## INPUT
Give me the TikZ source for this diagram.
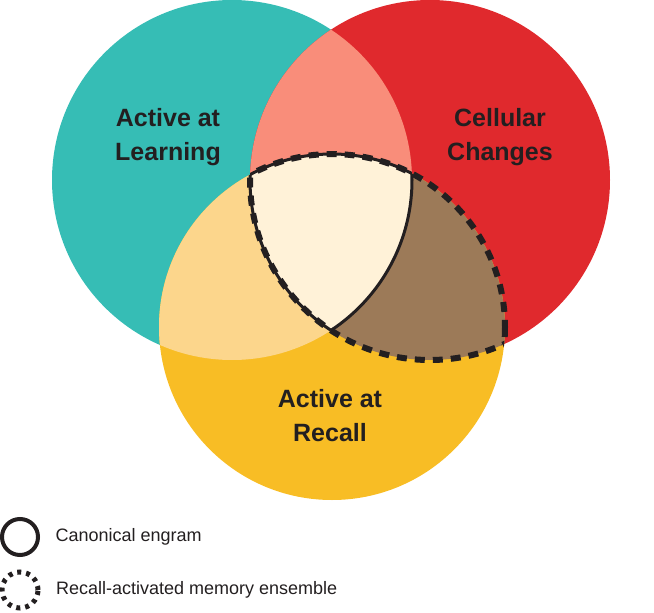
\documentclass[tikz,border=0pt]{standalone}
\usepackage{fontspec}
\setmainfont{Liberation Sans}
\usetikzlibrary{positioning}
\definecolor{tealc}{HTML}{36BDB5}
\definecolor{redc}{HTML}{E0292D}
\definecolor{yellowc}{HTML}{F8BD25}
\definecolor{salmonc}{HTML}{F98D7A}
\definecolor{lightyc}{HTML}{FCD68C}
\definecolor{brownc}{HTML}{9C7A58}
\definecolor{creamc}{HTML}{FFF2D8}
\definecolor{inkc}{HTML}{231F20}
\tikzset{
  lbl/.style={font=\bfseries\fontsize{25}{34}\selectfont, align=center, text=inkc},
  leg/.style={font=\fontsize{18}{20}\selectfont, text=inkc, anchor=west},
  engram/.style={draw=inkc, line width=3pt},
  ensemble/.style={draw=inkc, line width=6pt, dash pattern=on 10pt off 8pt}
}
\def\tealC{(232,180) circle (180)}
\def\redC{(430,180) circle (180)}
\def\yelC{(332,327) circle (173)}
\begin{document}
\begin{tikzpicture}[x=1pt,y=-1pt]
\useasboundingbox (0,0) rectangle (654,613);
% circles
\fill[tealc] \tealC;
\fill[redc] \redC;
\fill[yellowc] \yelC;
% overlaps
\begin{scope}\clip \tealC; \fill[salmonc] \redC; \fill[lightyc] \yelC; \end{scope}
\begin{scope}\clip \redC; \fill[brownc] \yelC; \end{scope}
\begin{scope}\clip \tealC; \clip \redC; \fill[creamc] \yelC; \end{scope}
% recall-activated ensemble
\begin{scope}\clip \redC; \draw[ensemble] \yelC; \end{scope}
\begin{scope}\clip \yelC; \draw[ensemble] \redC; \end{scope}
% canonical engram
\begin{scope}\clip \tealC; \clip \redC; \draw[engram] \yelC; \end{scope}
\begin{scope}\clip \tealC; \clip \yelC; \draw[engram] \redC; \end{scope}
\begin{scope}\clip \redC; \clip \yelC; \draw[engram] \tealC; \end{scope}
% labels
\node (learn) [lbl] at (168,137) {Active at\\Learning};
\node (cell) [lbl] at (500,137) {Cellular\\Changes};
\node (recall) [lbl] at (330,416) {Active at\\Recall};
% legend
\node (k1) [circle, minimum size=36pt, line width=4pt, draw=inkc] at (20,537) {};
\node (k2) [circle, minimum size=36pt, line width=5pt, draw=inkc, dash pattern=on 4pt off 5pt] at (20,590) {};
\node (t1) [leg, right=12pt of k1] {Canonical engram};
\node (t2) [leg, right=12pt of k2] {Recall-activated memory ensemble};
\end{tikzpicture}
\end{document}
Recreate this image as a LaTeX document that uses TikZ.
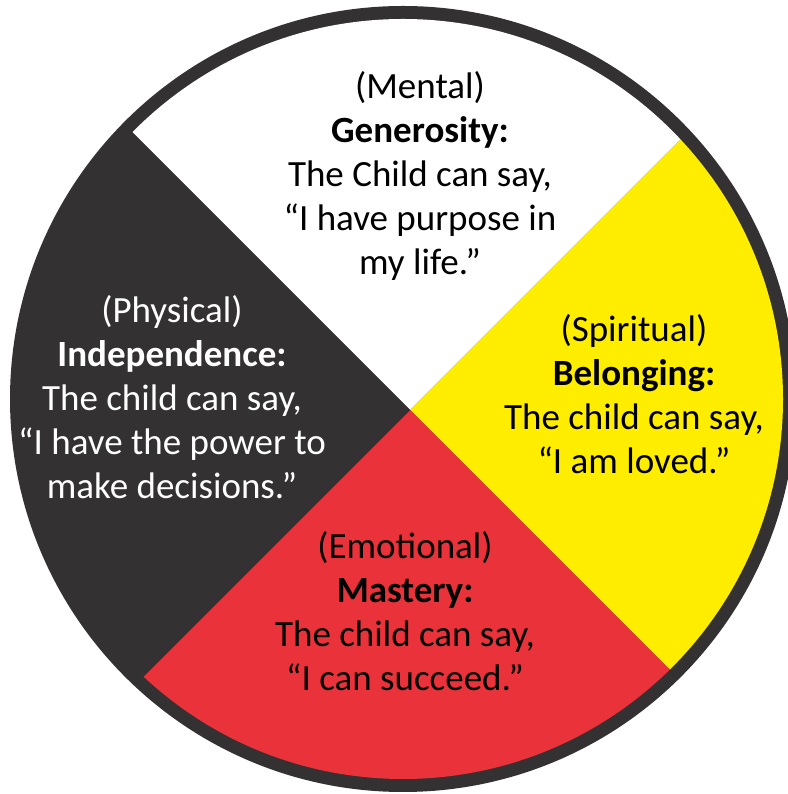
\documentclass[tikz,border=0pt]{standalone}
\usepackage{fontspec}
\setmainfont{Carlito}
\usetikzlibrary{calc}
\usetikzlibrary{positioning}

\definecolor{wheelblack}{RGB}{51,49,50}
\definecolor{wheelred}{RGB}{234,50,58}
\definecolor{wheelyellow}{RGB}{255,237,0}

\begin{document}
\begin{tikzpicture}[x=1pt,y=1pt,
  quarter/.style={align=center,font=\fontsize{37}{44}\selectfont,inner sep=0pt}]

\useasboundingbox[fill=white] (0,0) rectangle (787,794);

\coordinate (o) at (403,395);
\coordinate (hub) at (410,384);

\fill[wheelblack] (o) circle (393);
\begin{scope}
\clip (o) circle (380);
\fill[white] (hub) -- ++(-600,600) -- ++(1200,0) -- cycle;
\fill[wheelyellow] (hub) -- ++(600,600) -- ++(0,-1200) -- cycle;
\fill[wheelred] (hub) -- ++(600,-600) -- ++(-1200,0) -- cycle;
\fill[wheelblack] (hub) -- ++(-600,-600) -- ++(0,1200) -- cycle;
\end{scope}

\node[quarter] (mental) at (420,618) {(Mental)\\\textbf{Generosity:}\\The Child can say,\\“I have purpose in\\my life.”};
\node[quarter,text=white] (physical) at (172,397) {(Physical)\\\textbf{Independence:}\\The child can say,\\“I have the power to\\make decisions.”};
\node[quarter] (spiritual) at (634,400) {(Spiritual)\\\textbf{Belonging:}\\The child can say,\\“I am loved.”};
\node[quarter] (emotional) at (405,183) {(Emotional)\\\textbf{Mastery:}\\The child can say,\\“I can succeed.”};

\end{tikzpicture}
\end{document}
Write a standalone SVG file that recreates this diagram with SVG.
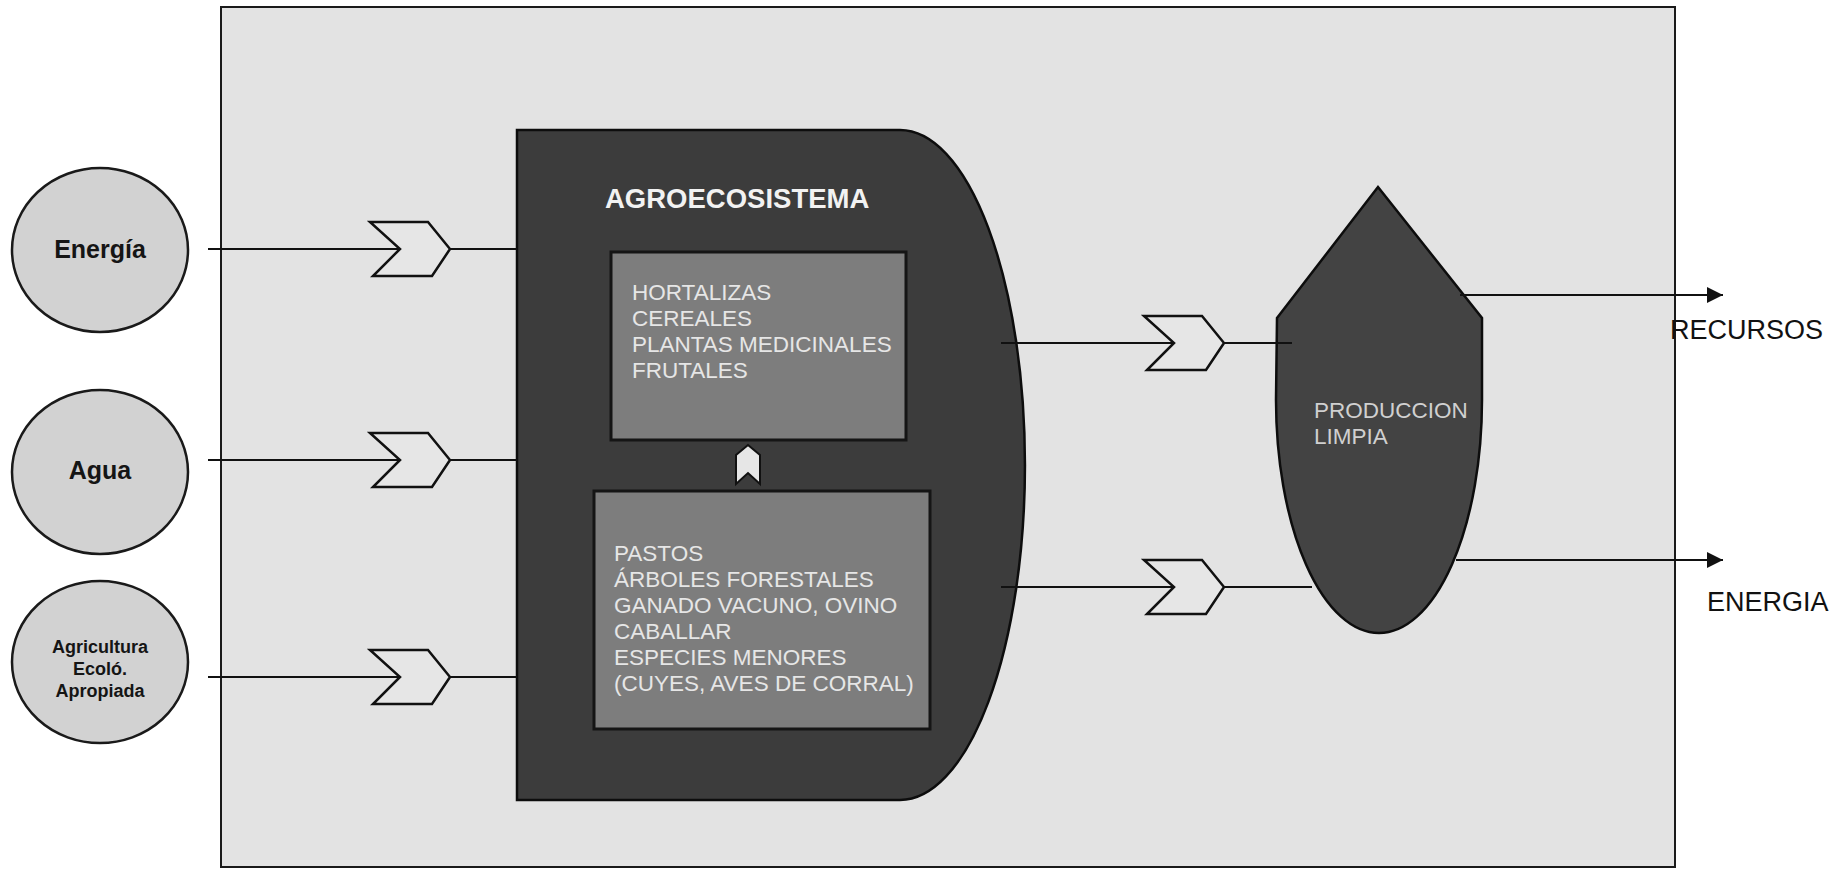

## WHAT IS NEEDED
All of the material above should be reproduced exactly, except the pictures.

## THE RESPONSE
Give me the TikZ source for this diagram.
\documentclass[tikz,border=0pt]{standalone}
\usepackage{fontspec}
\setmainfont{Liberation Sans}
\usetikzlibrary{positioning}
\definecolor{tealc}{HTML}{36BDB5}
\definecolor{redc}{HTML}{E0292D}
\definecolor{yellowc}{HTML}{F8BD25}
\definecolor{salmonc}{HTML}{F98D7A}
\definecolor{lightyc}{HTML}{FCD68C}
\definecolor{brownc}{HTML}{9C7A58}
\definecolor{creamc}{HTML}{FFF2D8}
\definecolor{inkc}{HTML}{231F20}
\tikzset{
  lbl/.style={font=\bfseries\fontsize{25}{34}\selectfont, align=center, text=inkc},
  leg/.style={font=\fontsize{18}{20}\selectfont, text=inkc, anchor=west},
  engram/.style={draw=inkc, line width=3pt},
  ensemble/.style={draw=inkc, line width=6pt, dash pattern=on 10pt off 8pt}
}
\def\tealC{(232,180) circle (180)}
\def\redC{(430,180) circle (180)}
\def\yelC{(332,327) circle (173)}
\begin{document}
\begin{tikzpicture}[x=1pt,y=-1pt]
\useasboundingbox (0,0) rectangle (654,613);
% circles
\fill[tealc] \tealC;
\fill[redc] \redC;
\fill[yellowc] \yelC;
% overlaps
\begin{scope}\clip \tealC; \fill[salmonc] \redC; \fill[lightyc] \yelC; \end{scope}
\begin{scope}\clip \redC; \fill[brownc] \yelC; \end{scope}
\begin{scope}\clip \tealC; \clip \redC; \fill[creamc] \yelC; \end{scope}
% recall-activated ensemble
\begin{scope}\clip \redC; \draw[ensemble] \yelC; \end{scope}
\begin{scope}\clip \yelC; \draw[ensemble] \redC; \end{scope}
% canonical engram
\begin{scope}\clip \tealC; \clip \redC; \draw[engram] \yelC; \end{scope}
\begin{scope}\clip \tealC; \clip \yelC; \draw[engram] \redC; \end{scope}
\begin{scope}\clip \redC; \clip \yelC; \draw[engram] \tealC; \end{scope}
% labels
\node (learn) [lbl] at (168,137) {Active at\\Learning};
\node (cell) [lbl] at (500,137) {Cellular\\Changes};
\node (recall) [lbl] at (330,416) {Active at\\Recall};
% legend
\node (k1) [circle, minimum size=36pt, line width=4pt, draw=inkc] at (20,537) {};
\node (k2) [circle, minimum size=36pt, line width=5pt, draw=inkc, dash pattern=on 4pt off 5pt] at (20,590) {};
\node (t1) [leg, right=12pt of k1] {Canonical engram};
\node (t2) [leg, right=12pt of k2] {Recall-activated memory ensemble};
\end{tikzpicture}
\end{document}
Recreate this image as a LaTeX document that uses TikZ.
\documentclass[tikz,border=0pt]{standalone}
\usepackage{fontspec}
\setmainfont{Carlito}
\usetikzlibrary{calc}
\usetikzlibrary{positioning}

\definecolor{wheelblack}{RGB}{51,49,50}
\definecolor{wheelred}{RGB}{234,50,58}
\definecolor{wheelyellow}{RGB}{255,237,0}

\begin{document}
\begin{tikzpicture}[x=1pt,y=1pt,
  quarter/.style={align=center,font=\fontsize{37}{44}\selectfont,inner sep=0pt}]

\useasboundingbox[fill=white] (0,0) rectangle (787,794);

\coordinate (o) at (403,395);
\coordinate (hub) at (410,384);

\fill[wheelblack] (o) circle (393);
\begin{scope}
\clip (o) circle (380);
\fill[white] (hub) -- ++(-600,600) -- ++(1200,0) -- cycle;
\fill[wheelyellow] (hub) -- ++(600,600) -- ++(0,-1200) -- cycle;
\fill[wheelred] (hub) -- ++(600,-600) -- ++(-1200,0) -- cycle;
\fill[wheelblack] (hub) -- ++(-600,-600) -- ++(0,1200) -- cycle;
\end{scope}

\node[quarter] (mental) at (420,618) {(Mental)\\\textbf{Generosity:}\\The Child can say,\\“I have purpose in\\my life.”};
\node[quarter,text=white] (physical) at (172,397) {(Physical)\\\textbf{Independence:}\\The child can say,\\“I have the power to\\make decisions.”};
\node[quarter] (spiritual) at (634,400) {(Spiritual)\\\textbf{Belonging:}\\The child can say,\\“I am loved.”};
\node[quarter] (emotional) at (405,183) {(Emotional)\\\textbf{Mastery:}\\The child can say,\\“I can succeed.”};

\end{tikzpicture}
\end{document}
Write a standalone SVG file that recreates this diagram with SVG.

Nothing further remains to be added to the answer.